Common requirements for volunteer emergency lighting include registering the vehicle and lighting equipment with a state or local authority, carrying a personal auto liability insurance policy with limits that protect both the volunteer and the sponsoring organization, and restricting activation to actual emergency responses. Most states limit volunteers to one or two flashing red lights visible from 500 feet to the front, and some specify that the lights must be mounted in a way that doesn’t mimic the light bar configuration of an official emergency vehicle. Color restrictions vary: some states allow red, some restrict volunteers to blue or green, and others permit a red-and-white combination with state police approval.

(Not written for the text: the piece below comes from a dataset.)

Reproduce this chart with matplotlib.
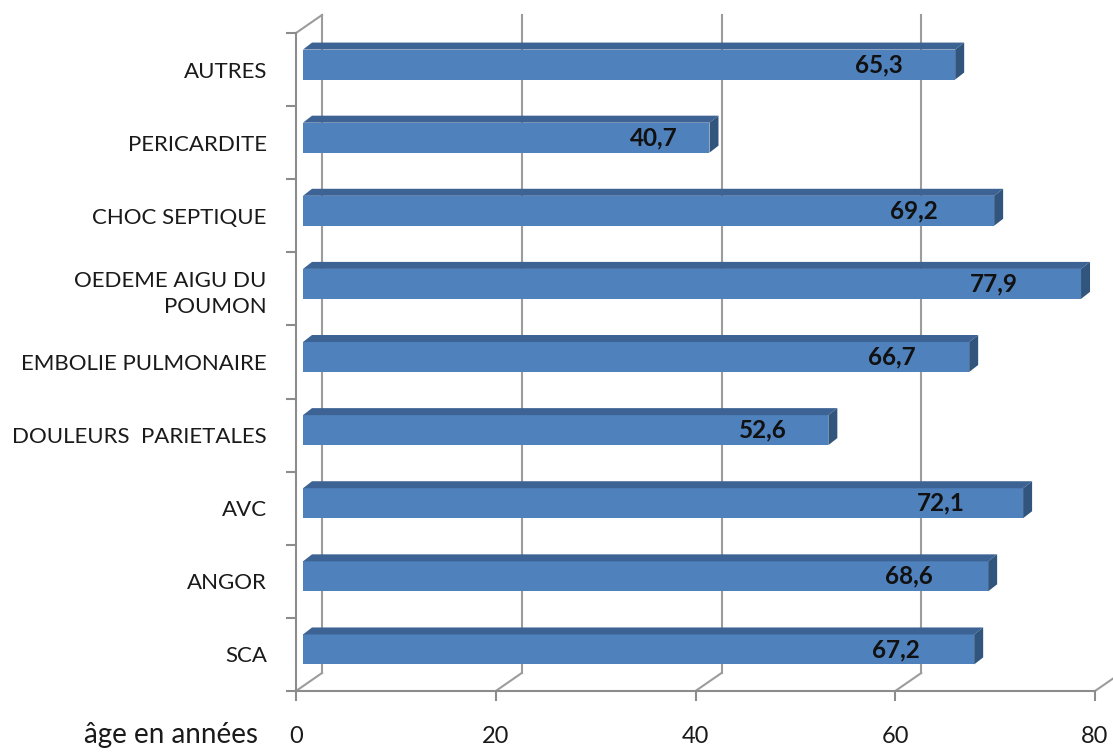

Amber or yellow flashing lights occupy a legal middle ground between full emergency lighting and ordinary vehicle equipment. They don’t grant any traffic exemptions or right-of-way privileges. Instead, they signal “slow-moving hazard” or “work zone ahead” to other drivers. The categories of vehicles allowed to display amber lights are remarkably broad across most states and typically include:
Private security vehicles may also use amber lights in many states, but often with a significant restriction: the lights can only be activated while the vehicle is stationary, not while driving on public roads. This prevents security vehicles from being mistaken for law enforcement during routine patrol. Funeral procession vehicles are generally allowed to use either amber or, in states that authorize it, purple flashing lights during a procession.
Installing or displaying red or blue emergency-style lights on a personal vehicle without authorization is illegal in every state. The same goes for sirens. This isn’t treated as a minor equipment violation. Most states classify it as impersonating a public servant or a similar offense, which carries criminal penalties substantially harsher than a traffic ticket. Depending on the state and the circumstances, a conviction can mean a misdemeanor charge, fines in the hundreds to low thousands of dollars, and potential jail time. If someone uses unauthorized equipment to actually pull over another driver or direct traffic, the charges escalate quickly into felony territory in many jurisdictions.

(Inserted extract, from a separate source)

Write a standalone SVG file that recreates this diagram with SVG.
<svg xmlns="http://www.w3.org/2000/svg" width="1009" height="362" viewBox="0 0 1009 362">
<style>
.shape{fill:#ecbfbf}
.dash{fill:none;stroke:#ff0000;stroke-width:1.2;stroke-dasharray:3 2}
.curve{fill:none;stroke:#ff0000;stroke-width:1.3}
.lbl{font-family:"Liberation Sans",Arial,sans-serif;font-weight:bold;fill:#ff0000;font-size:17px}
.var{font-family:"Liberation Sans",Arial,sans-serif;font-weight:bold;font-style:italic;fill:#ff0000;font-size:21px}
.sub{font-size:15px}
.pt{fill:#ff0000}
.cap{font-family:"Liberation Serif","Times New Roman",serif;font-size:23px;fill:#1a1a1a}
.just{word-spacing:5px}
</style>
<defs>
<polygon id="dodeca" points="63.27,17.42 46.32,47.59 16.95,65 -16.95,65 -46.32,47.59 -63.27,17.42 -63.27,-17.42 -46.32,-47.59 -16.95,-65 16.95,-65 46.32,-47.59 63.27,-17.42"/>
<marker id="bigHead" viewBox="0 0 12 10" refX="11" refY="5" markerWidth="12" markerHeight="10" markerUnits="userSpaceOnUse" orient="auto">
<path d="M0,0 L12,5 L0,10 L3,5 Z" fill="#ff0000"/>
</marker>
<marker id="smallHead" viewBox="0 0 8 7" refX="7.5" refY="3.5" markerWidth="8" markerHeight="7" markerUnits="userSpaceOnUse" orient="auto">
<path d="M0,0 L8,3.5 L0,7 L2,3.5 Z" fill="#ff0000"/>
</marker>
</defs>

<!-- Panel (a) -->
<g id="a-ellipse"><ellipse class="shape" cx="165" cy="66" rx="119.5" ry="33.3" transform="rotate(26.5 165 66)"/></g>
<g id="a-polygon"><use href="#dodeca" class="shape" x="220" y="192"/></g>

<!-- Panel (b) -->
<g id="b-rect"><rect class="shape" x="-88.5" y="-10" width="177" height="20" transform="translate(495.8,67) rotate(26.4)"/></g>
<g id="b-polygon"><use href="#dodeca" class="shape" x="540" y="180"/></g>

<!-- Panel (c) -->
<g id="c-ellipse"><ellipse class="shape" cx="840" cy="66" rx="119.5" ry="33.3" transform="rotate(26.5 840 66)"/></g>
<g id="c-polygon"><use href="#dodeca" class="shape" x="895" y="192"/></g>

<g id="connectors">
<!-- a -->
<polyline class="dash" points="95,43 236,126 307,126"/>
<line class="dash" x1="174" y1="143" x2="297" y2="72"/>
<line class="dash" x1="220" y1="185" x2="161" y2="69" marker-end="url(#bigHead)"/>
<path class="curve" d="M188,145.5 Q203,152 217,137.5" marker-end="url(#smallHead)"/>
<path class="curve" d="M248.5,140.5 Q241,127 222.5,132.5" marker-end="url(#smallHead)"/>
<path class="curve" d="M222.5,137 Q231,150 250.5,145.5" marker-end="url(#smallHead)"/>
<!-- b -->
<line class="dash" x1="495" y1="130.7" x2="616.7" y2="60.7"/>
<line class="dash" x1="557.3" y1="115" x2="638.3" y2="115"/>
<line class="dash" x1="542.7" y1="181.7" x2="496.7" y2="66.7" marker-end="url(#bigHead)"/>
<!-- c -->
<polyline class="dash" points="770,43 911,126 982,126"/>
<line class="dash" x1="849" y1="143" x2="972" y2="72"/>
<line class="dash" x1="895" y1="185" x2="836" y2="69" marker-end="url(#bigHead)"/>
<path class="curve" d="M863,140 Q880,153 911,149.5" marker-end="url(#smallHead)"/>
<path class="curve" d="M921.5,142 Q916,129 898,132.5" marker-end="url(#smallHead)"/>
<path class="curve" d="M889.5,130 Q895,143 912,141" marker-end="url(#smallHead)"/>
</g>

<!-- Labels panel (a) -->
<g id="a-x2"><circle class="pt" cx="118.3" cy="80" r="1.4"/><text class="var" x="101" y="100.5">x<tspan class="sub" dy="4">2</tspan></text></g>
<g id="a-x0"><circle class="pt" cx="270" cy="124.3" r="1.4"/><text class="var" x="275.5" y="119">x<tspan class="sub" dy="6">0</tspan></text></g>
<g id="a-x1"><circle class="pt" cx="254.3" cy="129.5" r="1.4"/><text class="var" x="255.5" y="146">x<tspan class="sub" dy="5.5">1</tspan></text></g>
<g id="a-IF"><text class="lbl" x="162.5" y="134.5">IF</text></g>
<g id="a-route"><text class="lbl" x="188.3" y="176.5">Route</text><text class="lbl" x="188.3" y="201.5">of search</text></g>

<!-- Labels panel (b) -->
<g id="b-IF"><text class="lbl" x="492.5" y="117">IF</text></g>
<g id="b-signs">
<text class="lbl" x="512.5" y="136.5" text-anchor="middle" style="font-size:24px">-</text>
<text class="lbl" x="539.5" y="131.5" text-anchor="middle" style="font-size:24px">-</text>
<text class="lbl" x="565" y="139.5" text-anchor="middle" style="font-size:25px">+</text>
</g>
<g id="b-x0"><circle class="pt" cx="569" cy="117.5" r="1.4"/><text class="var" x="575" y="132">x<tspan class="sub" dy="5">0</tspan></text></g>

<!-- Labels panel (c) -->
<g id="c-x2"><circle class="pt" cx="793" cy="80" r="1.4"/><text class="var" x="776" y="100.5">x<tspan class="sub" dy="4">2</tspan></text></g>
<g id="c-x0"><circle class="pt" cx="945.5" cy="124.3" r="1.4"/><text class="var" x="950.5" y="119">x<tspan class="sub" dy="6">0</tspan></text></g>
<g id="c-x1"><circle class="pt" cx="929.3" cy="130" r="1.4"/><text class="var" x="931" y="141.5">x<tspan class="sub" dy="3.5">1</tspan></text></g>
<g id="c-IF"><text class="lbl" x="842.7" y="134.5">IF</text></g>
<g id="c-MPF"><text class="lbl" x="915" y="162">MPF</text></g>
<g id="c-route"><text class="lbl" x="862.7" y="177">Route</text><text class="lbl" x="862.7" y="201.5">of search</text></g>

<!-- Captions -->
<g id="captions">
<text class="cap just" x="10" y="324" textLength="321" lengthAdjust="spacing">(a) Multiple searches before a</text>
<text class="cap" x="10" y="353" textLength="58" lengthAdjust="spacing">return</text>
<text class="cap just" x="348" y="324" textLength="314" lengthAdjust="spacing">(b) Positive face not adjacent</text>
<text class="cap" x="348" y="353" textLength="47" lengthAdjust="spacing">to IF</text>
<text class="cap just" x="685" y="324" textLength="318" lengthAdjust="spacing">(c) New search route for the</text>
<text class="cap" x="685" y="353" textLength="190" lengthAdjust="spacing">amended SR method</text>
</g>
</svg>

Several states go further and prohibit civilians from even possessing disassembled or non-functional blue or red emergency light equipment, regardless of whether it was ever mounted on a vehicle. The rationale is straightforward: there is no legitimate reason for a private citizen to own a police-style light bar. Enforcement agencies treat these cases seriously because unauthorized emergency lights have been used to facilitate carjackings, sexual assaults, and robberies by individuals impersonating officers. Keeping emergency signals exclusive to verified responders is one of the more clear-cut areas of traffic law where the safety logic is hard to argue with.
All 50 states and Washington, D.C. have enacted move over or yield laws governing driver behavior around emergency vehicles.4Traffic Safety Marketing. Move Over. It’s the Law. These laws create two distinct obligations depending on whether the emergency vehicle is moving or stationary.

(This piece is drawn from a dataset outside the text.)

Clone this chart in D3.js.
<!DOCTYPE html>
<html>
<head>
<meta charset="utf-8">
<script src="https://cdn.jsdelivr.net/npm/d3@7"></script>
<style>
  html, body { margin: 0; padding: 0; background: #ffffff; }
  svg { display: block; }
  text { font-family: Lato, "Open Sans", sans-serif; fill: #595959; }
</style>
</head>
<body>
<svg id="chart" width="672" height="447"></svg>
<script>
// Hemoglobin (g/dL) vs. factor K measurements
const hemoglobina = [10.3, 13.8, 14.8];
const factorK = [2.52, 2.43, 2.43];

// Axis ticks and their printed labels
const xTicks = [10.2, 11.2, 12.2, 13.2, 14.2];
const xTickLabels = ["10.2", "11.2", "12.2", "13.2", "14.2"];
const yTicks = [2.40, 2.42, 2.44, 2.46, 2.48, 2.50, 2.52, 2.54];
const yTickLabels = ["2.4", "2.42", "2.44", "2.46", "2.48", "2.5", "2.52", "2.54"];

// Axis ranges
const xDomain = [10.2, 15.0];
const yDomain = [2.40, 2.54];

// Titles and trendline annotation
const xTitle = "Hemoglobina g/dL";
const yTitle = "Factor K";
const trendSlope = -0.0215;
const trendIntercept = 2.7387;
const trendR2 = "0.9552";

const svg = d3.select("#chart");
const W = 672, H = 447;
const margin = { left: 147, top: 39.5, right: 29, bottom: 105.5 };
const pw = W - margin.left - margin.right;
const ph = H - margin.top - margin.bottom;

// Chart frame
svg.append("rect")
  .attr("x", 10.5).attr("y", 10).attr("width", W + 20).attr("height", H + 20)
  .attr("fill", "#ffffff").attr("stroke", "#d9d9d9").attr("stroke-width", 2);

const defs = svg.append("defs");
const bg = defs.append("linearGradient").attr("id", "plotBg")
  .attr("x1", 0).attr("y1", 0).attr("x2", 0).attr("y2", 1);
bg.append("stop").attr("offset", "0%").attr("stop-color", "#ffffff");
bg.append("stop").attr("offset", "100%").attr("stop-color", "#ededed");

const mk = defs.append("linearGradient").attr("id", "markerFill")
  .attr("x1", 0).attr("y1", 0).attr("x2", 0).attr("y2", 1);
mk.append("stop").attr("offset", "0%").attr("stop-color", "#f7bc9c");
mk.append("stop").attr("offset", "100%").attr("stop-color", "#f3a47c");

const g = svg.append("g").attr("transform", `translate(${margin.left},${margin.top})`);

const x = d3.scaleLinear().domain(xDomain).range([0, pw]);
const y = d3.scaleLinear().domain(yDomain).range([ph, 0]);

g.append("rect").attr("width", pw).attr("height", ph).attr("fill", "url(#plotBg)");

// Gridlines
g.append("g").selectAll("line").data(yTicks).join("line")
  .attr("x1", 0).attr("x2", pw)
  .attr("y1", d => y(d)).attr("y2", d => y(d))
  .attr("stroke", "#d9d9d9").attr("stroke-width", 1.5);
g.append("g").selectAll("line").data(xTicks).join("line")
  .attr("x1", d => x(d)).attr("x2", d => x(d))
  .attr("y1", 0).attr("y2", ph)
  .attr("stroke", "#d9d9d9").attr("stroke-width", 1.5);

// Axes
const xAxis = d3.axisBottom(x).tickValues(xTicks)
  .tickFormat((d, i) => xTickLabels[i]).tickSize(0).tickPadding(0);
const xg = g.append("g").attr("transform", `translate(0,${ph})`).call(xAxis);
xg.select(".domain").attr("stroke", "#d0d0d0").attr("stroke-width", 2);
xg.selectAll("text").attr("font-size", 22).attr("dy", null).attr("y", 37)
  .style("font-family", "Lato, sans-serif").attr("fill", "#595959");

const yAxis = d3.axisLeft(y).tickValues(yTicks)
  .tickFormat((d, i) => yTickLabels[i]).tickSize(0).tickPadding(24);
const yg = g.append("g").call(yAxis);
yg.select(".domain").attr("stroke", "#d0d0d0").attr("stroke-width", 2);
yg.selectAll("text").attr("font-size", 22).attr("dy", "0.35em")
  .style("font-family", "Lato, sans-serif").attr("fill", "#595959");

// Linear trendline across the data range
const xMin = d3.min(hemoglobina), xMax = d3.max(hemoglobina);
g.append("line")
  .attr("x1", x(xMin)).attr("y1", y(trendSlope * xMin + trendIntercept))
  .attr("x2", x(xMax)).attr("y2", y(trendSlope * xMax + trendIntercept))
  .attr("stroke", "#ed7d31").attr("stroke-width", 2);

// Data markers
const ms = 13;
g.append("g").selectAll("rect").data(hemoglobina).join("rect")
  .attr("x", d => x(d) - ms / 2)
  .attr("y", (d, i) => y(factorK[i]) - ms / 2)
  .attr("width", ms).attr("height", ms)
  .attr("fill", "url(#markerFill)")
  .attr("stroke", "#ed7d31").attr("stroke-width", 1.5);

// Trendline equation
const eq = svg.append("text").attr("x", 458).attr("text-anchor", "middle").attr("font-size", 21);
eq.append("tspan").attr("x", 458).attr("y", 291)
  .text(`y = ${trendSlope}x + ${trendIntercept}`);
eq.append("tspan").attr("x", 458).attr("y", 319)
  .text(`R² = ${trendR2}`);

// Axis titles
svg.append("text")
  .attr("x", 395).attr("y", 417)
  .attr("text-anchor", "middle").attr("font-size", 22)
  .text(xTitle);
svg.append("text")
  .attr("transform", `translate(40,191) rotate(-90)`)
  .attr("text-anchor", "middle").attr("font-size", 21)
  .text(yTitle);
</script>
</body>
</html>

When you see or hear an emergency vehicle approaching with active lights and siren, you must yield the right-of-way by pulling to the right edge of the road and stopping. Stay stopped until the vehicle has passed and you can safely re-enter traffic. On a divided highway, vehicles traveling in the opposite direction from the emergency vehicle are generally not required to stop but should still exercise caution. The mistake people make most often is pulling left instead of right, or stopping in the middle of a lane rather than moving to the shoulder. Both create dangerous obstacles for the emergency vehicle and the traffic behind it.
When you approach a stationary emergency vehicle on the shoulder with its lights activated, you must move over into an adjacent lane if you can do so safely. If a lane change isn’t possible because of traffic, you must slow down significantly below the posted speed. Many states specify a minimum speed reduction, typically 10 to 20 mph below the limit. An increasing number of states have expanded these laws to cover not just traditional emergency vehicles but also tow trucks, highway maintenance crews, and disabled vehicles with hazard lights activated.
Fines for move over violations vary widely, from under $100 in some states to as high as $10,000 in others. Points on your license, mandatory court appearances, and license suspensions are all possible consequences depending on the jurisdiction. The penalties escalate sharply when a violation results in harm to a responder. Several states classify a move over violation that causes bodily injury as a misdemeanor, and at least a few treat a violation that causes a responder’s death as a felony carrying potential prison time. The first move over law was passed in South Carolina in 1996 after a paramedic was struck while working a crash scene, and the trend since then has been toward harsher penalties as roadside responder deaths remain stubbornly high.
A technology that intersects with emergency vehicle law but that most drivers never think about is traffic signal preemption. These systems temporarily override normal signal timing to give an approaching emergency vehicle a green light while extending red lights for cross traffic. The technology varies: some systems use infrared emitters mounted on emergency vehicles that communicate with receivers at the intersection, while newer systems rely on GPS and radio signals or even acoustic sensors that detect siren sound. Route-based systems can optimize an entire corridor of signals ahead of the vehicle rather than triggering one intersection at a time.
Preemption systems don’t eliminate the due regard obligation. An emergency vehicle operator still can’t assume cross traffic has stopped just because the signal changed, since drivers already in the intersection when the signal switches may not clear in time. But these systems do meaningfully reduce intersection conflicts, which remain the most common location for emergency vehicle crashes. They also reduce response times by cutting out the dangerous stop-and-clear process at controlled intersections, which is where most seconds are lost during an urban response.